> Exercise objective: Your task is to tally the lines of the listing containing the word "that" and report the figure alone.

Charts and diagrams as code
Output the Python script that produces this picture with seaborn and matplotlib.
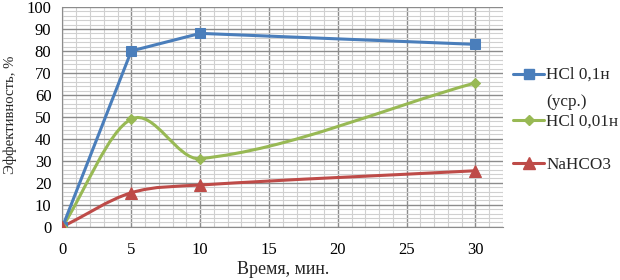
import numpy as np
import pandas as pd
import matplotlib
matplotlib.use("Agg")
import matplotlib.pyplot as plt
from matplotlib.path import Path
from matplotlib.patches import PathPatch
from matplotlib.lines import Line2D
from matplotlib.legend_handler import HandlerLine2D
from matplotlib.ticker import MultipleLocator
import seaborn as sns

# ---- data ----
time_min = [0, 5, 10, 30]
hcl_01 = [0, 80, 88, 83]
hcl_001 = [0, 49, 31, 65.5]
nahco3 = [0, 15.5, 19, 25.5]
labels = ["HCl 0,1н\n(уср.)", "HCl 0,01н", "NaHCO3"]
x_ticks = [0, 5, 10, 15, 20, 25, 30]
y_ticks = [0, 10, 20, 30, 40, 50, 60, 70, 80, 90, 100]

sns.set_style("white")
plt.rcParams['font.family'] = ['Liberation Serif', 'DejaVu Serif']

c_blue = "#4A7EBB"
c_green = "#98B954"
c_red = "#BE4B48"

fig = plt.figure(figsize=(6.2, 2.8), dpi=100)
ax = fig.add_axes([0.1008, 0.190, 0.7105, 0.785])

df = pd.DataFrame({"t": time_min, "a": hcl_01, "b": hcl_001, "c": nahco3})


def smooth_path(xs, ys):
    """Smoothed line through the points (cubic Hermite, as Bezier path)."""
    x = np.asarray(xs, float)
    y = np.asarray(ys, float)
    n = len(x)
    m = np.zeros(n)
    for i in range(n):
        if i == 0:
            m[i] = (y[1] - y[0]) / (x[1] - x[0])
        elif i == n - 1:
            m[i] = (y[-1] - y[-2]) / (x[-1] - x[-2])
        else:
            m[i] = (y[i + 1] - y[i - 1]) / (x[i + 1] - x[i - 1])
    verts = [(x[0], y[0])]
    codes = [Path.MOVETO]
    for i in range(n - 1):
        h = x[i + 1] - x[i]
        verts += [(x[i] + h / 3, y[i] + m[i] * h / 3),
                  (x[i + 1] - h / 3, y[i + 1] - m[i + 1] * h / 3),
                  (x[i + 1], y[i + 1])]
        codes += [Path.CURVE4] * 3
    return Path(verts, codes)


# blue: straight segments
sns.lineplot(data=df, x="t", y="a", ax=ax, color=c_blue, lw=2.2,
             marker="s", markersize=7, markeredgecolor=c_blue, zorder=5)
# green and red: smoothed lines
for col, color, mk, ms in [("b", c_green, "D", 5.5), ("c", c_red, "^", 8)]:
    ax.add_patch(PathPatch(smooth_path(df["t"], df[col]), facecolor="none",
                           edgecolor=color, lw=2.2, zorder=4,
                           transform=ax.transData))
    sns.lineplot(data=df, x="t", y=col, ax=ax, color=color, linestyle="none",
                 marker=mk, markersize=ms, markeredgecolor=color, zorder=6)

ax.set_xlim(0, 32)
ax.set_ylim(0, 100)
ax.set_xticks(x_ticks)
ax.set_yticks(y_ticks)
ax.xaxis.set_minor_locator(MultipleLocator(1))
ax.yaxis.set_minor_locator(MultipleLocator(2))
ax.grid(which="major", color="#8C8C8C", lw=1.0, zorder=1)
ax.grid(which="minor", color="#D0D0D0", lw=0.8, zorder=0)
ax.set_axisbelow(True)
for s in ax.spines.values():
    s.set_visible(False)
ax.spines["left"].set_visible(True)
ax.spines["left"].set_color("#8C8C8C")
ax.spines["bottom"].set_visible(True)
ax.spines["bottom"].set_color("#8C8C8C")
ax.tick_params(axis="both", which="both", length=0, labelsize=12,
               colors="black")
ax.tick_params(axis="x", pad=11)
ax.tick_params(axis="y", pad=8)
ax.set_xlabel("Время, мин.", fontsize=13, labelpad=2)
ax.set_ylabel("Эффективность, %", fontsize=10.6)
ax.yaxis.set_label_coords(-0.103, 0.508)


class UpHandler(HandlerLine2D):
    def __init__(self, shift=0, **kw):
        super().__init__(**kw)
        self.shift = shift

    def create_artists(self, legend, orig_handle, xdescent, ydescent, width,
                       height, fontsize, trans):
        return super().create_artists(legend, orig_handle, xdescent,
                                      ydescent - self.shift, width, height,
                                      fontsize, trans)


handles = [
    Line2D([], [], color=c_blue, lw=2.2, marker="s", markersize=7),
    Line2D([], [], color=c_green, lw=2.2, marker="D", markersize=5.5),
    Line2D([], [], color=c_red, lw=2.2, marker="^", markersize=8),
]
legend_y = [0.684, 0.5654, 0.411]
for i, (h, lab, yy) in enumerate(zip(handles, labels, legend_y)):
    hmap = {h: UpHandler(shift=20.5)} if i == 0 else None
    leg = fig.legend([h], [lab], loc="center left", bbox_to_anchor=(0.828, yy),
                     frameon=False, fontsize=12.3, handlelength=1.8,
                     handletextpad=0.12, borderpad=0, borderaxespad=0,
                     handler_map=hmap)
    for t in leg.get_texts():
        t.set_linespacing(2.0)

fig.savefig("out.png", dpi=100)
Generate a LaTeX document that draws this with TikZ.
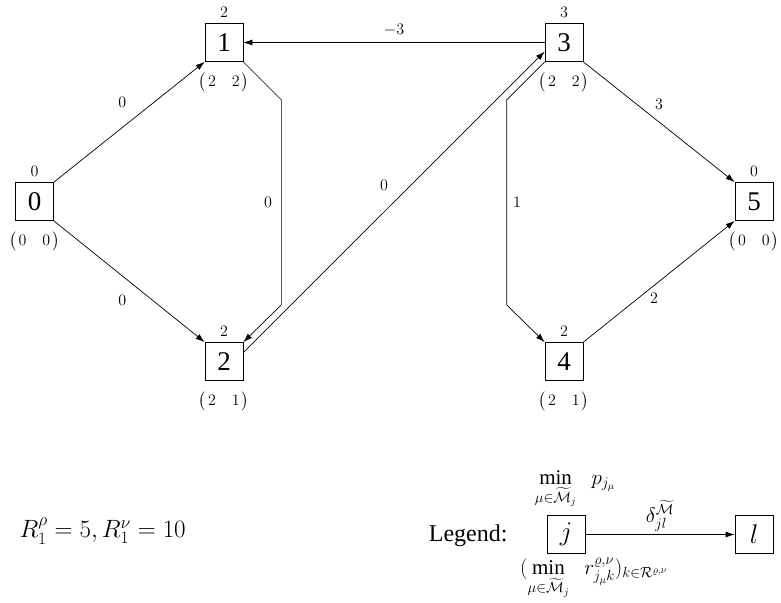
\RequirePackage{fix-cm}
\documentclass[tikz,border=0pt]{standalone}
\usepackage{amsmath,amssymb}
\usepackage{fontspec}
\setmainfont{Liberation Serif}
\usetikzlibrary{arrows.meta}
\begin{document}
\begin{tikzpicture}[x=1pt,y=-1pt,
  box/.style={draw, line width=0.7pt, minimum size=38pt, inner sep=0pt, font=\fontsize{27}{30}\selectfont},
  lab/.style={font=\fontsize{16}{19}\selectfont, inner sep=1pt},
  leglab/.style={font=\fontsize{21}{25}\selectfont, inner sep=1pt},
  edge/.style={line width=0.7pt, -{Latex[length=9pt,width=6pt]}},
]
\useasboundingbox (0,0) rectangle (781,602);
% nodes
\node[box] (n0) at (34.5,201.5) {0};
\node[box] (n1) at (224,42.5) {1};
\node[box] (n2) at (224,361.5) {2};
\node[box] (n3) at (564,42.5) {3};
\node[box] (n4) at (564,361.5) {4};
\node[box] (n5) at (754,201.5) {5};
% labels above
\node[lab] (a0) at (34.5,171) {$0$};
\node[lab] (a1) at (224,12) {$2$};
\node[lab] (a2) at (224,331) {$2$};
\node[lab] (a3) at (564,12) {$3$};
\node[lab] (a4) at (564,331) {$2$};
\node[lab] (a5) at (754,171) {$0$};
% labels below
\node[lab] (b0) at (34.5,241.5) {$\bigl(\hspace{2pt}0\hspace{16pt}0\hspace{2pt}\bigr)$};
\node[lab] (b1) at (224,82.5) {$\bigl(\hspace{2pt}2\hspace{16pt}2\hspace{2pt}\bigr)$};
\node[lab] (b2) at (224,401.5) {$\bigl(\hspace{2pt}2\hspace{16pt}1\hspace{2pt}\bigr)$};
\node[lab] (b3) at (564,82.5) {$\bigl(\hspace{2pt}2\hspace{16pt}2\hspace{2pt}\bigr)$};
\node[lab] (b4) at (564,401.5) {$\bigl(\hspace{2pt}2\hspace{16pt}1\hspace{2pt}\bigr)$};
\node[lab] (b5) at (754,241.5) {$\bigl(\hspace{2pt}0\hspace{16pt}0\hspace{2pt}\bigr)$};
% edges
\draw[edge] (n0.north east) -- node[lab, xshift=-7pt, yshift=20pt] {$0$} (n1.south west);
\draw[edge] (n0.south east) -- node[lab, xshift=-7pt, yshift=-19pt] {$0$} (n2.north west);
\draw[edge] (n1.south east) -- ++(38,38) -- node[lab, left=8pt] {$0$} ++(0,205) -- (n2.north east);
\draw[edge] (n2.25) -- node[lab, xshift=-10pt, yshift=17pt] {$0$} (n3.205);
\draw[edge] (n3.west) -- node[lab, above=5pt] {$-3$} (n1.east);
\draw[edge] (n3.south west) -- ++(-38,38) -- node[lab, right=5pt] {$1$} ++(0,205) -- (n4.north west);
\draw[edge] (n3.south east) -- node[lab, yshift=18pt] {$3$} (n5.north west);
\draw[edge] (n4.north east) -- node[lab, xshift=-5pt, yshift=-17pt] {$2$} (n5.south west);
% bottom text
\node[font=\fontsize{25}{30}\selectfont, anchor=west] (R) at (16,531) {$R_1^\rho=5, R_1^\nu=10$};
% legend
\node[box] (j) at (566,534.5) {$j$};
\node[box] (l) at (754,534.5) {$l$};
\draw[edge] (j) -- node[leglab, above=2pt] {$\delta_{jl}^{\widetilde{\mathcal{M}}}$} (l);
\node[font=\fontsize{24}{28}\selectfont, anchor=east] (leg) at (511,536) {Legend:};
\node[leglab, anchor=south] (jt) at (575,510) {$\displaystyle\min_{\mu\in\widetilde{\mathcal{M}}_j}\;\; p_{j_\mu}$};
\node[leglab, anchor=north west] (jb) at (519,557) {$\displaystyle(\min_{\mu\in\widetilde{\mathcal{M}}_j}\;\; r^{\varrho,\nu}_{j_\mu k})_{k\in\mathcal{R}^{\varrho,\nu}}$};
\end{tikzpicture}
\end{document}
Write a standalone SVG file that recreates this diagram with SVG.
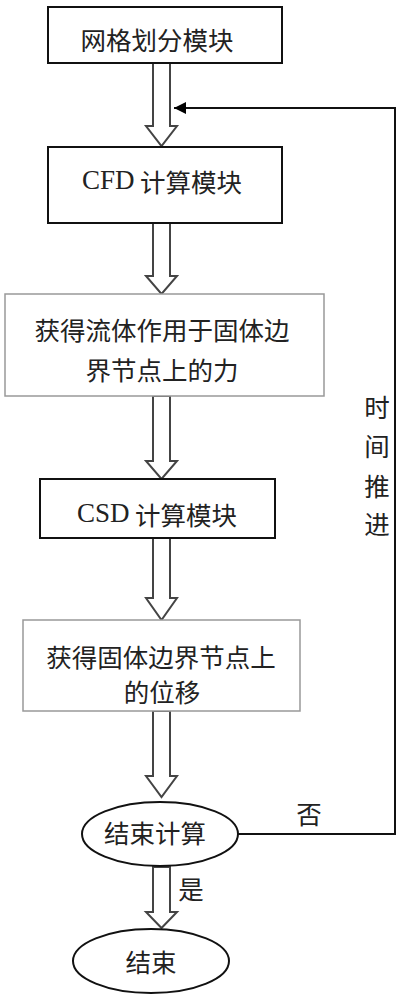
<svg xmlns="http://www.w3.org/2000/svg" width="401" height="1000" viewBox="0 0 401 1000">
<style>
.t{font-family:"Noto Sans CJK SC",sans-serif;font-size:25.5px;fill:#222;text-anchor:middle;dominant-baseline:central}
.e{font-family:"Liberation Serif",serif;font-size:27px}
.bx{fill:#fff;stroke:#111;stroke-width:2}
.bg{fill:#fff;stroke:#999;stroke-width:1.5}
.ar{fill:#fff;stroke:#444;stroke-width:2;stroke-linejoin:miter}
.ln{fill:none;stroke:#111;stroke-width:2}
</style>
<defs>
<marker id="ah" viewBox="0 0 10 10" refX="10" refY="5" markerWidth="6" markerHeight="6" orient="auto" markerUnits="strokeWidth"><path d="M0,0 L10,5 L0,10 z" fill="#000"/></marker>
</defs>
<rect width="401" height="1000" fill="#fff"/>
<g id="connectors">
<path class="ar" d="M153,63 L170,63 L170,126 L177,126 L161.5,146 L146,126 L153,126 Z"/>
<path class="ar" d="M153,223 L170,223 L170,276 L177,276 L161.5,294 L146,276 L153,276 Z"/>
<path class="ar" d="M153,396 L170,396 L170,461 L177,461 L161.5,479 L146,461 L153,461 Z"/>
<path class="ar" d="M153,538 L170,538 L170,598 L177,598 L161.5,620 L146,598 L153,598 Z"/>
<path class="ar" d="M153,711 L170,711 L170,776 L177,776 L161.5,797 L146,776 L153,776 Z"/>
<path class="ar" d="M153,867 L170,867 L170,912 L177,912 L161.5,928 L146,912 L153,912 Z"/>
<path class="ln" d="M238,834 L395,834 L395,108 L174,108" marker-end="url(#ah)"/>
<text class="t" x="309" y="812">否</text>
<text class="t" x="191" y="887">是</text>
<text class="t" x="377" y="405">时</text>
<text class="t" x="377" y="444">间</text>
<text class="t" x="377" y="484">推</text>
<text class="t" x="377" y="522">进</text>
</g>
<g id="n1"><rect class="bx" x="48" y="7" width="234" height="56"/><text class="t" x="157" y="38">网格划分模块</text></g>
<g id="n2"><rect class="bx" x="48" y="147" width="234" height="76"/><text class="t" x="162" y="180"><tspan class="e">CFD</tspan> 计算模块</text></g>
<g id="n3"><rect class="bg" x="5" y="294" width="319" height="102"/><text class="t" x="162" y="328">获得流体作用于固体边</text><text class="t" x="162" y="368">界节点上的力</text></g>
<g id="n4"><rect class="bx" x="40" y="479" width="235" height="59"/><text class="t" x="157" y="513"><tspan class="e">CSD</tspan> 计算模块</text></g>
<g id="n5"><rect class="bg" x="23" y="620" width="277" height="91"/><text class="t" x="161" y="655">获得固体边界节点上</text><text class="t" x="162" y="690">的位移</text></g>
<g id="n6"><ellipse class="bx" cx="160" cy="834" rx="78" ry="32" stroke-width="1.5"/><text class="t" x="155" y="831">结束计算</text></g>
<g id="n7"><ellipse class="bx" cx="151" cy="961" rx="78" ry="32" stroke-width="1.5"/><text class="t" x="151" y="960">结束</text></g>
</svg>
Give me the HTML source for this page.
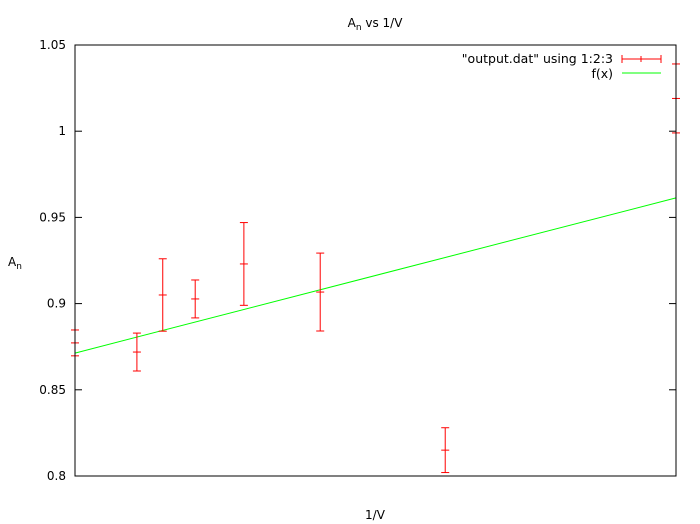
<!DOCTYPE html>
<html><head><meta charset="utf-8"><style>body{margin:0;background:#fff}svg{display:block;font-family:"DejaVu Sans","Liberation Sans",sans-serif}</style></head>
<body>
<svg id="chart" width="700" height="524" viewBox="0 0 700 524">
<rect width="700" height="524" fill="#fff"/>
<text x="375" y="27" font-size="12" text-anchor="middle">A<tspan font-size="9" dy="3">n</tspan><tspan dy="-3"> vs 1/V</tspan></text>
<text x="375" y="519" font-size="12" text-anchor="middle">1/V</text>
<text x="8" y="266" font-size="12">A<tspan font-size="9" dy="3">n</tspan></text>
<g id="axes"></g>
<g id="marks"></g>
<rect x="75" y="45" width="601" height="431" fill="none" stroke="#000" stroke-width="1"/>
<g font-size="12.5">
<text x="613" y="63" text-anchor="end">"output.dat" using 1:2:3</text>
<line x1="622" y1="59" x2="661" y2="59" stroke="#f00"/><line x1="622" y1="55" x2="622" y2="63" stroke="#f00"/><line x1="661" y1="55" x2="661" y2="63" stroke="#f00"/><line x1="641" y1="56" x2="641" y2="62" stroke="#f00"/>
<text x="613" y="78" text-anchor="end">f(x)</text>
<line x1="622" y1="73" x2="661" y2="73" stroke="#0f0"/>
</g>
</svg>
<script>
const xs=[0,0.103,0.146,0.2,0.281,0.408,0.616,1];
const ys=[0.8772,0.8719,0.905,0.9027,0.923,0.9067,0.815,1.019];
const errs=[0.0075,0.011,0.021,0.011,0.024,0.0226,0.013,0.02];
const fitA=0.8713, fitB=0.09;
const yTicks=[0.8,0.85,0.9,0.95,1,1.05];
const yTickLabels=["0.8","0.85","0.9","0.95","1","1.05"];
const L=75,R=676,T=45,B=476,ymin=0.8,ymax=1.05;
const sx=x=>L+x*(R-L);
const sy=y=>B-(y-ymin)/(ymax-ymin)*(B-T);
const NS="http://www.w3.org/2000/svg";
function mk(tag,attrs,parent){const e=document.createElementNS(NS,tag);for(const k in attrs)e.setAttribute(k,attrs[k]);parent.appendChild(e);return e;}
const axes=document.getElementById('axes'),marks=document.getElementById('marks');
yTicks.forEach((v,i)=>{const y=sy(v);
const t1=mk('line',{x1:L,y1:y,x2:L+7,y2:y,stroke:'#000'},axes);


const t2=mk('line',{x1:R-7,y1:y,x2:R,y2:y,stroke:'#000'},axes);


const tx=mk('text',{x:L-9,y:y+4,'font-size':12,'text-anchor':'end'},axes);tx.textContent=yTickLabels[i];


});
const fl=mk('line',{x1:sx(0),y1:sy(fitA),x2:sx(1),y2:sy(fitA+fitB),stroke:'#0f0','stroke-width':1},marks);


xs.forEach((x,i)=>{const px=sx(x),yc=sy(ys[i]),yt=sy(ys[i]+errs[i]),yb=sy(ys[i]-errs[i]);
const g=mk('g',{stroke:'#f00','stroke-width':1},marks);


mk('line',{x1:px,y1:yt,x2:px,y2:yb},g);
mk('line',{x1:px-4,y1:yt,x2:px+4,y2:yt},g);
mk('line',{x1:px-4,y1:yb,x2:px+4,y2:yb},g);
mk('line',{x1:px-4,y1:yc,x2:px+4,y2:yc},g);
});
</script>
</body></html>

> Finished answer: 3